• [Set task]
Among the lines below, keep only those from the one containing "Output the web" through the one containing "-2.56, -3.54, -3.99];", and reproduce them exactly.

• [The input]
>> Start

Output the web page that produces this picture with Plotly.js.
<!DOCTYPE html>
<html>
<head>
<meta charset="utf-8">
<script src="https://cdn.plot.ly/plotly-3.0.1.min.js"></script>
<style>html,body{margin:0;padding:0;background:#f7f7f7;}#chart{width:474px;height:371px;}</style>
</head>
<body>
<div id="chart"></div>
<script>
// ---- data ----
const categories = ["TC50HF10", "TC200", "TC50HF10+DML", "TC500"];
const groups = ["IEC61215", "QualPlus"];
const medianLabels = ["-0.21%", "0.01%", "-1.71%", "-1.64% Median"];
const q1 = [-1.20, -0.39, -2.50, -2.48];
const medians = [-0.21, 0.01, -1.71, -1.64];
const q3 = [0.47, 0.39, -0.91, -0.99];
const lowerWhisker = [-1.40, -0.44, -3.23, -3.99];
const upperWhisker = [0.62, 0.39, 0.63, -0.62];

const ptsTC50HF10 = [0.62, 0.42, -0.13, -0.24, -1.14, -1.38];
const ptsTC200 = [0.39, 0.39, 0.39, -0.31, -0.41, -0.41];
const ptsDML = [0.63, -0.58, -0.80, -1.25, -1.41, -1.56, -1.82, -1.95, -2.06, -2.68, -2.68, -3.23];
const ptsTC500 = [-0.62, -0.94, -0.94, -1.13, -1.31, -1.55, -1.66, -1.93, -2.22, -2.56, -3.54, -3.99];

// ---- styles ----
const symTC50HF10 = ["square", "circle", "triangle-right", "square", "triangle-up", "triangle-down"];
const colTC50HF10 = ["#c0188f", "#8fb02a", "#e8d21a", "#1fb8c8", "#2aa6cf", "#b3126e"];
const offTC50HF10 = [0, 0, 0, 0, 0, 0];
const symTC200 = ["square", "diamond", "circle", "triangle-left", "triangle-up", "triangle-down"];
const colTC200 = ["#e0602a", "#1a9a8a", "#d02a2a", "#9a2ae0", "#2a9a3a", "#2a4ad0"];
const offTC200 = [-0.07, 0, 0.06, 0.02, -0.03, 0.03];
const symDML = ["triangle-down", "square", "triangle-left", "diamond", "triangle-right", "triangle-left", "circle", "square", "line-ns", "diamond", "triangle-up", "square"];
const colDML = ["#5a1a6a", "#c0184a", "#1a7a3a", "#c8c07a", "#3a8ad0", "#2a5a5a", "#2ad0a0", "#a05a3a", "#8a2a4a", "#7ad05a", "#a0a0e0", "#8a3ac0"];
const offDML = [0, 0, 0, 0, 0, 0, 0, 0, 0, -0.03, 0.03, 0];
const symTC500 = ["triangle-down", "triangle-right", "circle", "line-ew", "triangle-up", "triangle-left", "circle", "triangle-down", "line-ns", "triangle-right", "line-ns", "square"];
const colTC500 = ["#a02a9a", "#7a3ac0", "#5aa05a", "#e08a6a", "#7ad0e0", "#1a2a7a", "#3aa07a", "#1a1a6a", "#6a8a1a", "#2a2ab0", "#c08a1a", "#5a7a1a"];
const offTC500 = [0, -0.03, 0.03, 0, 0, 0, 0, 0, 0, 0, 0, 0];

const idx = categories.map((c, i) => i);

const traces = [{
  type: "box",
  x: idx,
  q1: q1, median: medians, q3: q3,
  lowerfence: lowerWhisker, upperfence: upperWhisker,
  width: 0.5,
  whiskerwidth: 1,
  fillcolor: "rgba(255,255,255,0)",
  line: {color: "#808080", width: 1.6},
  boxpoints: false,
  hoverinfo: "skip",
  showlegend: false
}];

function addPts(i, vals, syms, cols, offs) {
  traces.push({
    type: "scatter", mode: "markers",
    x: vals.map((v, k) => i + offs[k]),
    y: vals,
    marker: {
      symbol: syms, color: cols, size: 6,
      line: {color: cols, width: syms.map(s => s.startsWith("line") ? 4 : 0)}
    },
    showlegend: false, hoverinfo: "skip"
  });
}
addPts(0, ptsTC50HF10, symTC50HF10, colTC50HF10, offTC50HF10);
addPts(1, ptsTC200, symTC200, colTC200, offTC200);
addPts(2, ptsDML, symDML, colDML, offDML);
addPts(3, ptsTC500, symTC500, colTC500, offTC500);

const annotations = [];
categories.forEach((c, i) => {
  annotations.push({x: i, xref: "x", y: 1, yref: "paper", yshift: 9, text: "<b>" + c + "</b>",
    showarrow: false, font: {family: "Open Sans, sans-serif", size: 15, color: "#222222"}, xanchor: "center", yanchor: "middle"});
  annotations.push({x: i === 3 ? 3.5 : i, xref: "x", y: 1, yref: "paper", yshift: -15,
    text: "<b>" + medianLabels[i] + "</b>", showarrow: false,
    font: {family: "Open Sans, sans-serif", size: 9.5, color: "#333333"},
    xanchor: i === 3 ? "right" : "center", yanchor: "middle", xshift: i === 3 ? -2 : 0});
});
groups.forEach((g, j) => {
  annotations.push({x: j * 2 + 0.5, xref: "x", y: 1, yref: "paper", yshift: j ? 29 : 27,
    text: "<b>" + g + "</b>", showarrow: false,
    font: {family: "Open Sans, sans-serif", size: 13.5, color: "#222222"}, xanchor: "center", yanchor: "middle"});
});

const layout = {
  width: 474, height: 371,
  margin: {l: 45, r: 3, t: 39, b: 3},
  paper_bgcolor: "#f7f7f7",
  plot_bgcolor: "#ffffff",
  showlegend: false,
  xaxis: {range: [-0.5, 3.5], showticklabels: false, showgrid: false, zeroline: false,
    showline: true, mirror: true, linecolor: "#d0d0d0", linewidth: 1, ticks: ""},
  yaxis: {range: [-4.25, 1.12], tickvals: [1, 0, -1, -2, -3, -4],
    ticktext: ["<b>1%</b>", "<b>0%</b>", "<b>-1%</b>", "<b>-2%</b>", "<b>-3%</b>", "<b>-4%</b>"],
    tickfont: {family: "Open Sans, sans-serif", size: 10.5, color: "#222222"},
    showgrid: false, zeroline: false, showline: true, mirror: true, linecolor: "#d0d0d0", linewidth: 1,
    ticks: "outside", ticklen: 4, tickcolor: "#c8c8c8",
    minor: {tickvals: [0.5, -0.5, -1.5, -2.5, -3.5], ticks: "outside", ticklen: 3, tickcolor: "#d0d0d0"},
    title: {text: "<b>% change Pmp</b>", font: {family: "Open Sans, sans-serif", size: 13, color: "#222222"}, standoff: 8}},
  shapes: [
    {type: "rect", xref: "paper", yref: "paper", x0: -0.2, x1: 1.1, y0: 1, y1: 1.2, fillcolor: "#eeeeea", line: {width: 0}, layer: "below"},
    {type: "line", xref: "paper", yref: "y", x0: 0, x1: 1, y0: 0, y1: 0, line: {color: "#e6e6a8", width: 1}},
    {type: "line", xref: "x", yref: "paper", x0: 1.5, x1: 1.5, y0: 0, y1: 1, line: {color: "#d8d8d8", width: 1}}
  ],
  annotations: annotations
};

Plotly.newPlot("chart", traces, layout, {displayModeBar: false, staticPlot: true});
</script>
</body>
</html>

>> End
>> Start

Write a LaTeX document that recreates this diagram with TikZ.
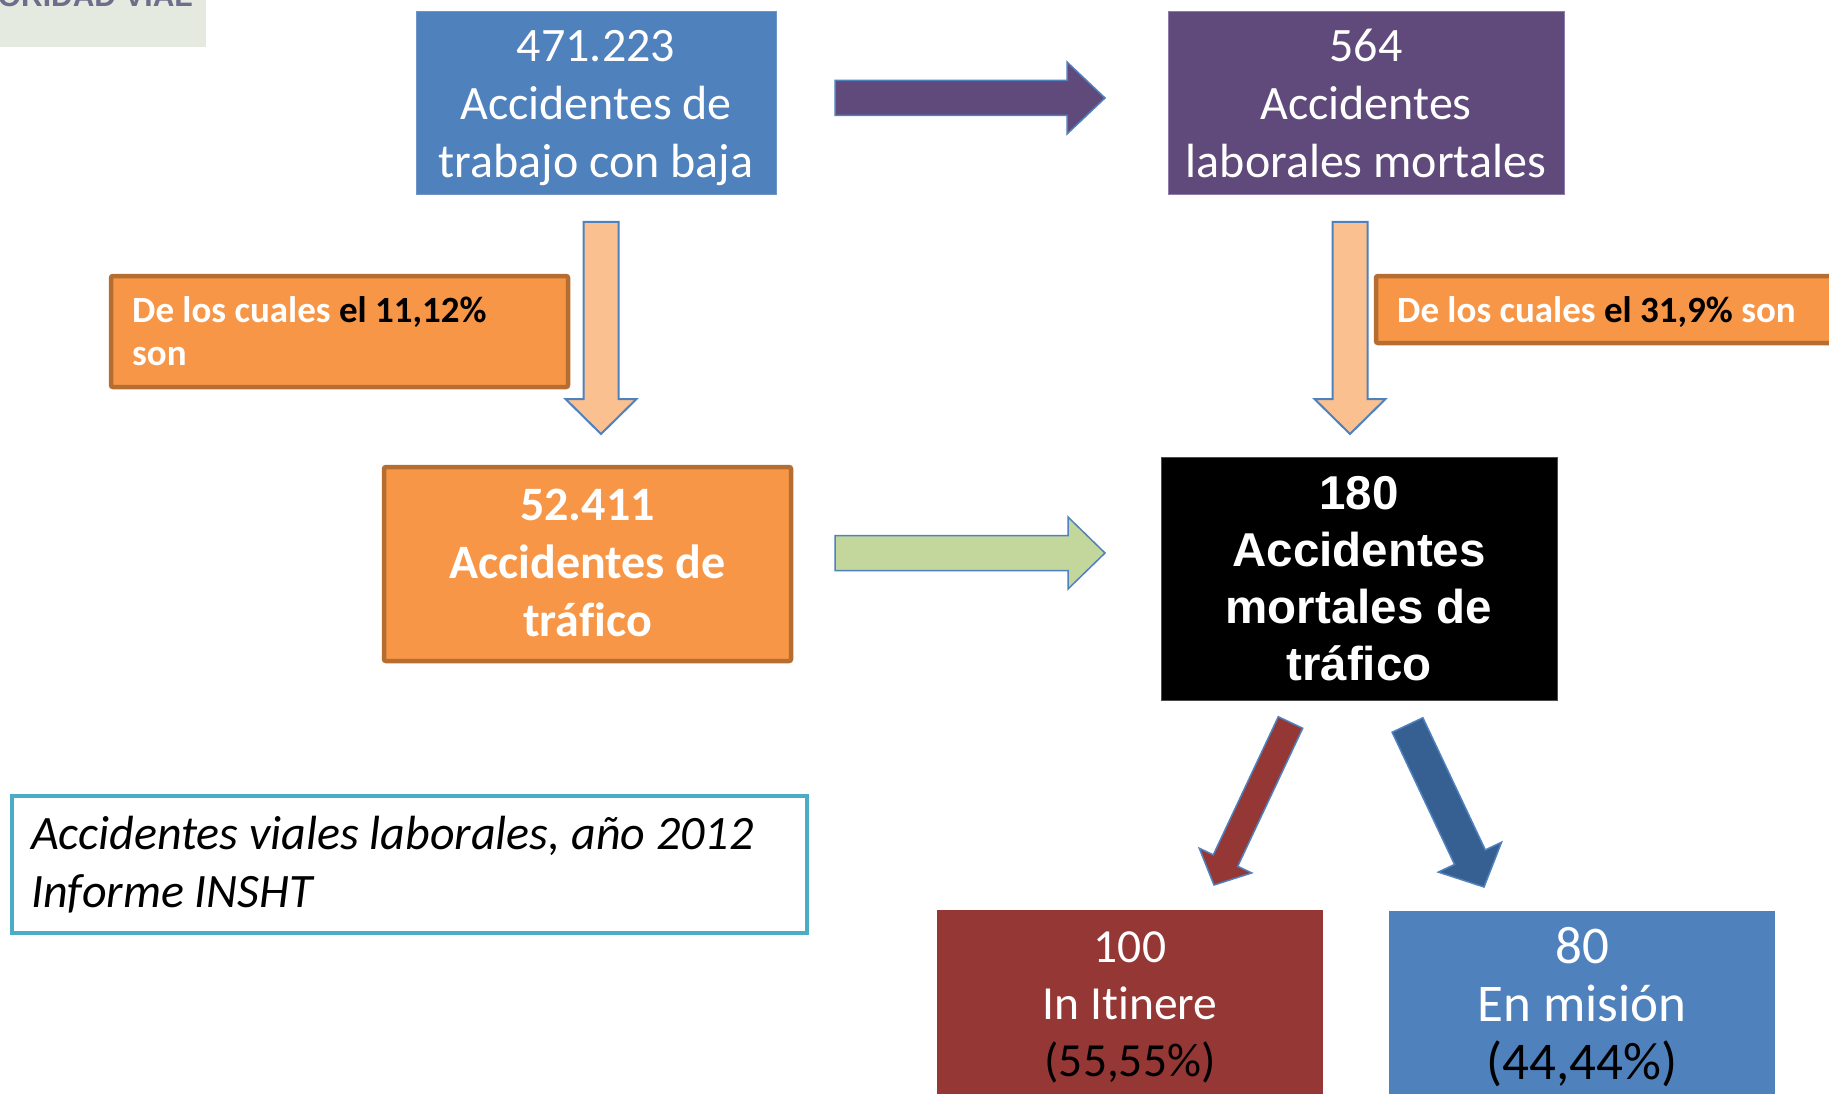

>> End
>> Start

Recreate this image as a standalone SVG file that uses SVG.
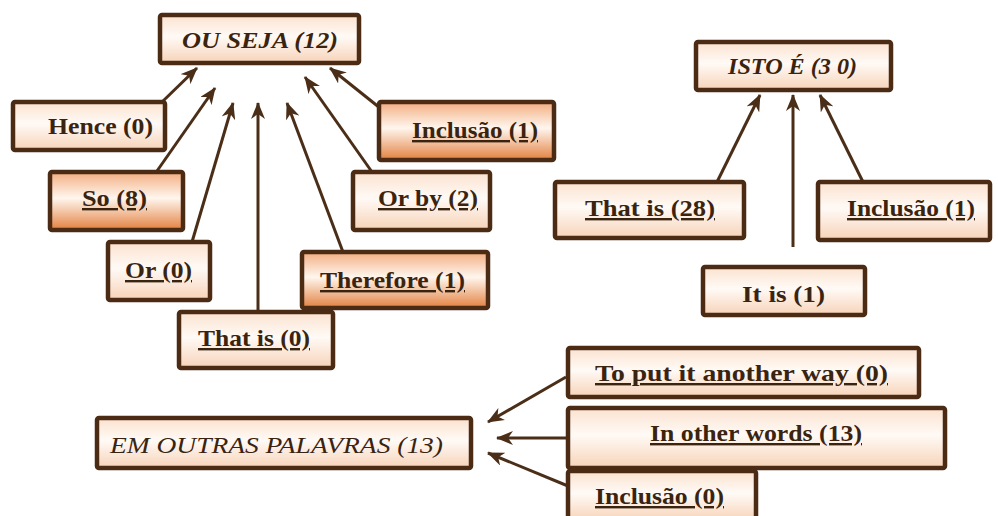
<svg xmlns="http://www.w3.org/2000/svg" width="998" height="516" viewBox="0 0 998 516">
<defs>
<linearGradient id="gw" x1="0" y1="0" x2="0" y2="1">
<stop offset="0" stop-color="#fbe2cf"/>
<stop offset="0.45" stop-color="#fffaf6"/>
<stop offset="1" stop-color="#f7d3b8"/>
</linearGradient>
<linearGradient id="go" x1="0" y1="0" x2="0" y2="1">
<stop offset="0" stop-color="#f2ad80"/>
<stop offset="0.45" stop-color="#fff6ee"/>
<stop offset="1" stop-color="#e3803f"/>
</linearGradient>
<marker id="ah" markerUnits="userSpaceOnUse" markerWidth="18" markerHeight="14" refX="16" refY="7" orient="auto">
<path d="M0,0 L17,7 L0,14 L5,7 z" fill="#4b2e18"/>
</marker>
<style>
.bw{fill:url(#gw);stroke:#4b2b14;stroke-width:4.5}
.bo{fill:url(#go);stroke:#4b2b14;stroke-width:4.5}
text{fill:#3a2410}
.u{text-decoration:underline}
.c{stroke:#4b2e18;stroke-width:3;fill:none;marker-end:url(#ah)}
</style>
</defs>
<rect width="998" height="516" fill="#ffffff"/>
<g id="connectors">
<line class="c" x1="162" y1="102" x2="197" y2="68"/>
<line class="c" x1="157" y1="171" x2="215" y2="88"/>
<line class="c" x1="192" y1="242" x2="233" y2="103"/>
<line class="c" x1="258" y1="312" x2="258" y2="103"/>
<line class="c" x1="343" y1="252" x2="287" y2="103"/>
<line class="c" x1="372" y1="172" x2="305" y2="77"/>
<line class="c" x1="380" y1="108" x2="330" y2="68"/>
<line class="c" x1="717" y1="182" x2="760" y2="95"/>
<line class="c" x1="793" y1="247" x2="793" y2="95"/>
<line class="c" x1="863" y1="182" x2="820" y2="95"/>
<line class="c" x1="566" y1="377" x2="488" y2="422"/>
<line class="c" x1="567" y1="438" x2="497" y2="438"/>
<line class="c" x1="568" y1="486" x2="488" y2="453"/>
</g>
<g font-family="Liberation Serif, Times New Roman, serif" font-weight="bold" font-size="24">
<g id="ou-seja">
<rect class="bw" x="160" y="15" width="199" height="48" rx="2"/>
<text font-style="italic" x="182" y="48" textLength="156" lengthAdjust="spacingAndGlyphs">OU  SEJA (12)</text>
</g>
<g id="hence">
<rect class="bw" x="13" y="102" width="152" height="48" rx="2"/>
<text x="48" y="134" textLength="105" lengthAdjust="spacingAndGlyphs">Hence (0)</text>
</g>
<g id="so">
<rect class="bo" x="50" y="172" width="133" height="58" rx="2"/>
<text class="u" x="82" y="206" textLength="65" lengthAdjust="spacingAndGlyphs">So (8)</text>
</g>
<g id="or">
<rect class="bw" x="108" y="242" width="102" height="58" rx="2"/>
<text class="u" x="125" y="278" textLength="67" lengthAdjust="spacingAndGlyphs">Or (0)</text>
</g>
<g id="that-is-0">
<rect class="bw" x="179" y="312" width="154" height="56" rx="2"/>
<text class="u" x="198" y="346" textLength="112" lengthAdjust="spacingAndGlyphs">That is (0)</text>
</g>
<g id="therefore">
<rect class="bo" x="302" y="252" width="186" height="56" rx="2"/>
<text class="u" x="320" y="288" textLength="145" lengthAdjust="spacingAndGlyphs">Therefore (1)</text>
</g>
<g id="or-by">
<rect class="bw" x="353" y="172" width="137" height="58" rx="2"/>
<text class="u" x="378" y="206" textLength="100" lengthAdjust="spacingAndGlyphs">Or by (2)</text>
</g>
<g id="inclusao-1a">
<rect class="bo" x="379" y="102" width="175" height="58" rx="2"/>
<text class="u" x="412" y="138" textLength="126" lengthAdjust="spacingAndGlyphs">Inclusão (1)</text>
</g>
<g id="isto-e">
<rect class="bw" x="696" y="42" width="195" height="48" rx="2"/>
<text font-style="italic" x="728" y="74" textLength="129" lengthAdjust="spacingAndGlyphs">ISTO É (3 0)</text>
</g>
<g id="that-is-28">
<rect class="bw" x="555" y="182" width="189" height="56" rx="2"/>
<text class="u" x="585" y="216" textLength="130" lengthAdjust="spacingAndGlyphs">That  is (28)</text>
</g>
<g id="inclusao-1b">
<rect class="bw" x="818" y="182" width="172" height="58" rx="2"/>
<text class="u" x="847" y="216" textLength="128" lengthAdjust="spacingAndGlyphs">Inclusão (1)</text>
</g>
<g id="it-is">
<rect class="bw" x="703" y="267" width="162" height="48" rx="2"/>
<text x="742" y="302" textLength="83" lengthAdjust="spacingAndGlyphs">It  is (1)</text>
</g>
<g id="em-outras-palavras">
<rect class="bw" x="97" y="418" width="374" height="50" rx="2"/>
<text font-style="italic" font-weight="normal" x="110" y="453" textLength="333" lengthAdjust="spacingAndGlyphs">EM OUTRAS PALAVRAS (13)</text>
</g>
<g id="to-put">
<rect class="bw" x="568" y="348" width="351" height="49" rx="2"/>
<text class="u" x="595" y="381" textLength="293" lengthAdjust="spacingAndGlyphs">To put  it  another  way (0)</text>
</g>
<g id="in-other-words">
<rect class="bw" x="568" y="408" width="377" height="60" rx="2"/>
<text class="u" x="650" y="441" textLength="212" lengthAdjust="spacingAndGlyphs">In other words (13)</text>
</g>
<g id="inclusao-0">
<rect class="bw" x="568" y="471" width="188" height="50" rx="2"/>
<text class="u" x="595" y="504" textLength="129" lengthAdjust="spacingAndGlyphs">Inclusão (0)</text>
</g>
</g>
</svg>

>> End

• [Task solution]
Output the web page that produces this picture with Plotly.js.
<!DOCTYPE html>
<html>
<head>
<meta charset="utf-8">
<script src="https://cdn.plot.ly/plotly-3.0.1.min.js"></script>
<style>html,body{margin:0;padding:0;background:#f7f7f7;}#chart{width:474px;height:371px;}</style>
</head>
<body>
<div id="chart"></div>
<script>
// ---- data ----
const categories = ["TC50HF10", "TC200", "TC50HF10+DML", "TC500"];
const groups = ["IEC61215", "QualPlus"];
const medianLabels = ["-0.21%", "0.01%", "-1.71%", "-1.64% Median"];
const q1 = [-1.20, -0.39, -2.50, -2.48];
const medians = [-0.21, 0.01, -1.71, -1.64];
const q3 = [0.47, 0.39, -0.91, -0.99];
const lowerWhisker = [-1.40, -0.44, -3.23, -3.99];
const upperWhisker = [0.62, 0.39, 0.63, -0.62];

const ptsTC50HF10 = [0.62, 0.42, -0.13, -0.24, -1.14, -1.38];
const ptsTC200 = [0.39, 0.39, 0.39, -0.31, -0.41, -0.41];
const ptsDML = [0.63, -0.58, -0.80, -1.25, -1.41, -1.56, -1.82, -1.95, -2.06, -2.68, -2.68, -3.23];
const ptsTC500 = [-0.62, -0.94, -0.94, -1.13, -1.31, -1.55, -1.66, -1.93, -2.22, -2.56, -3.54, -3.99];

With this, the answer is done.